If the shingles are in good condition and match the already existing roof, they can be resold.

There are many different types of roof shingles. The materials they are made from can extensively affect their lifespan. Let’s take a look at the types of shingles:

  • Asphalt shingles:

These are the most common shingles and by far the cheapest. They are easy to install and can last up to 20 years.

  • Rubber shingle:

These are very similar to asphalt shingles but more expensive. They are very easy to maintain and are very durable. They can last up to 25 years.

  • Tile roofing shingles:

These shingles are very thin but become heavy when used as roofing materials. They are weather-proof, durable, and can last up to 150 years.

  • Metal roof shingles:

These are stylish and come in various forms and colors. They are lightweight, easy to install and last for over 100 years.

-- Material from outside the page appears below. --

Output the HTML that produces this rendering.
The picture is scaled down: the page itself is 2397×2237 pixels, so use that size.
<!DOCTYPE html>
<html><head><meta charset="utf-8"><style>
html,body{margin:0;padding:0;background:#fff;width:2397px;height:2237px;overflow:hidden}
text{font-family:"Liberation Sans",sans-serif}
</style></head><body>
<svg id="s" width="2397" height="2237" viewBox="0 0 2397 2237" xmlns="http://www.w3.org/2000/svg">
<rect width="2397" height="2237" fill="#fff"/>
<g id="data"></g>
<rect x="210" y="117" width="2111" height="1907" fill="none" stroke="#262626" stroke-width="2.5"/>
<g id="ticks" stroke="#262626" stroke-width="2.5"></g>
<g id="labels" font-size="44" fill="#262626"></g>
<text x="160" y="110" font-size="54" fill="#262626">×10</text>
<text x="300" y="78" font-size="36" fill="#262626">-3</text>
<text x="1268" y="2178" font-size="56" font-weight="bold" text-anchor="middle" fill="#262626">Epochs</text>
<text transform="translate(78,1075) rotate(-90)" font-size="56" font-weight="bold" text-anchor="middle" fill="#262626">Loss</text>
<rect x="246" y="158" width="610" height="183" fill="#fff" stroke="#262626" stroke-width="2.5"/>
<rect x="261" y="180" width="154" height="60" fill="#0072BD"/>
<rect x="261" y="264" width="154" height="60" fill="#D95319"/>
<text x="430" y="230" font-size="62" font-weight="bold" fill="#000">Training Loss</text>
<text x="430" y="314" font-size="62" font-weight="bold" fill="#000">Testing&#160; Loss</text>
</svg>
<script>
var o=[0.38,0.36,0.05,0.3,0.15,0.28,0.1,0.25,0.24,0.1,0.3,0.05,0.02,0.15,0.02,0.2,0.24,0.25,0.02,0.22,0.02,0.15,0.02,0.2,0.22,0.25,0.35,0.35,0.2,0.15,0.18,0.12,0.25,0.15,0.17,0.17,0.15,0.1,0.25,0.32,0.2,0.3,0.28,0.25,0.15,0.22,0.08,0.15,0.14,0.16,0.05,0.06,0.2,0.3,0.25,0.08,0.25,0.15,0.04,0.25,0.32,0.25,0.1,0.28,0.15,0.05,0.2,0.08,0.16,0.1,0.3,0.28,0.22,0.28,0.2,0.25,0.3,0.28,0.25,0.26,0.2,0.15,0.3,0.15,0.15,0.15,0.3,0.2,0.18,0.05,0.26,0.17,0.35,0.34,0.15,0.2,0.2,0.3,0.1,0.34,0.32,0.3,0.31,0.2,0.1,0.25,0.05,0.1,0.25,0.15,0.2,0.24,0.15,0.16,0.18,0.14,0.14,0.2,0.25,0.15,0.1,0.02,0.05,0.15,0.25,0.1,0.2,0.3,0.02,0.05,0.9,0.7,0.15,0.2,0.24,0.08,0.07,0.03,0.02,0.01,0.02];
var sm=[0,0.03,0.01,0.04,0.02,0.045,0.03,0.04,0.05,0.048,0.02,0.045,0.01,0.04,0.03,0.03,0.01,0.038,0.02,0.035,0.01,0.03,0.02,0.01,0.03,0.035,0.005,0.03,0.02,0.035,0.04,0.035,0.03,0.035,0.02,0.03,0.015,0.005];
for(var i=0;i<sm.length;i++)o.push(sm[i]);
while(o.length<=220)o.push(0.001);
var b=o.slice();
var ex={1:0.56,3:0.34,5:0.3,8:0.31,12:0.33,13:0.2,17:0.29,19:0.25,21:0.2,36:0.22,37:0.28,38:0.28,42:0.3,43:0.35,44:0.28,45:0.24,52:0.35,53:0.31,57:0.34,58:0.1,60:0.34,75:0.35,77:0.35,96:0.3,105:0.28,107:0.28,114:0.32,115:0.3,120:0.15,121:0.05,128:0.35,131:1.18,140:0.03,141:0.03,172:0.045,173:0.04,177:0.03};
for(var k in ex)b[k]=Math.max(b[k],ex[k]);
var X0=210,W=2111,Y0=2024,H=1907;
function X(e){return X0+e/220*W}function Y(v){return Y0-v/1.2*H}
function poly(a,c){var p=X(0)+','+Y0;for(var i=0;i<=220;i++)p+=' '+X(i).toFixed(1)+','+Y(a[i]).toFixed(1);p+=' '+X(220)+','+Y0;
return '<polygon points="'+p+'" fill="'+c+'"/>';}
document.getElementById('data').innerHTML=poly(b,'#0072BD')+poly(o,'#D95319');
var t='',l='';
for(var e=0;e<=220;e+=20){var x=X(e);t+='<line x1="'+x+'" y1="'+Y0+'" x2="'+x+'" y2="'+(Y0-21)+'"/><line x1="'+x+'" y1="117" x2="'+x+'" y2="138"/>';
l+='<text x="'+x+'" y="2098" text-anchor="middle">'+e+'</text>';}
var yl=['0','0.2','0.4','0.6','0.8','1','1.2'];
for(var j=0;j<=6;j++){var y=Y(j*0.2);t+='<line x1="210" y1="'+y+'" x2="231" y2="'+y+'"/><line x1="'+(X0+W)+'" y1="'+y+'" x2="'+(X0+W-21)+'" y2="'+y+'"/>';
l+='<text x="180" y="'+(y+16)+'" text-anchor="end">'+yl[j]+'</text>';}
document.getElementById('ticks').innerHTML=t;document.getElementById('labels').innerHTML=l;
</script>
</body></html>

  • Composite roof shingles:

This roof is made from recycled plastic products. Depending on the plastic material, they are very affordable, need low maintenance, and can last up to 20 years.

How Do You Store Unused Shingles?

The most common place to store roofing shingles is in the garage. Although, it can be stored in other places like the attic, outside the house, or in a hallway.

However, you have to be aware that to effectively store your shingles, you need to do the following:

  • Store them up in a place that is cool, dry, and free from moisture.
  • Don’t stack them up too high because it will reduce the ventilation and increase the moisture uptake. Spread them out as far as possible.
  • Don’t leave your shingles under the direct impact of the sun and other weather conditions.
  •  If you want to store them outside, keep them in the shade and cover them totally with waterproof material.

Is It Safe To Stack Shingles On A Roof

Yes, you can stack your roofing shingles on your roof if you need them to repair or construct the roof soon. It is relatively safe. 

To do these, you have to be very careful. You may need to take the shingles up the roof one after the other unless you have a means of lifting them.

However, storing them there for too long is not very advisable because it subjects them to many factors that can damage them.

These include wind, rain, falling off, breaking to pieces, etc.

Can You Use Old Shingles?

Yes, of course, you can use old shingles if it matches the previous design shape and color on the roof. A large number of them may have lost their grit or adhesiveness. You must use the shingles that are still good.

This will ensure your repairs stay put, and you don’t have to spend more on trying to fix it again.


Roof Shingles are very common and affordable roofing materials. They can be made from a wide variety of materials and come in different sizes, shapes, and colors.

These shingles can be stored for future use. They can be used to fix a leaky or damaged roof. However, if they are not stored properly, they can go bad.

If well preserved, these shingles can be sold or reused effectively.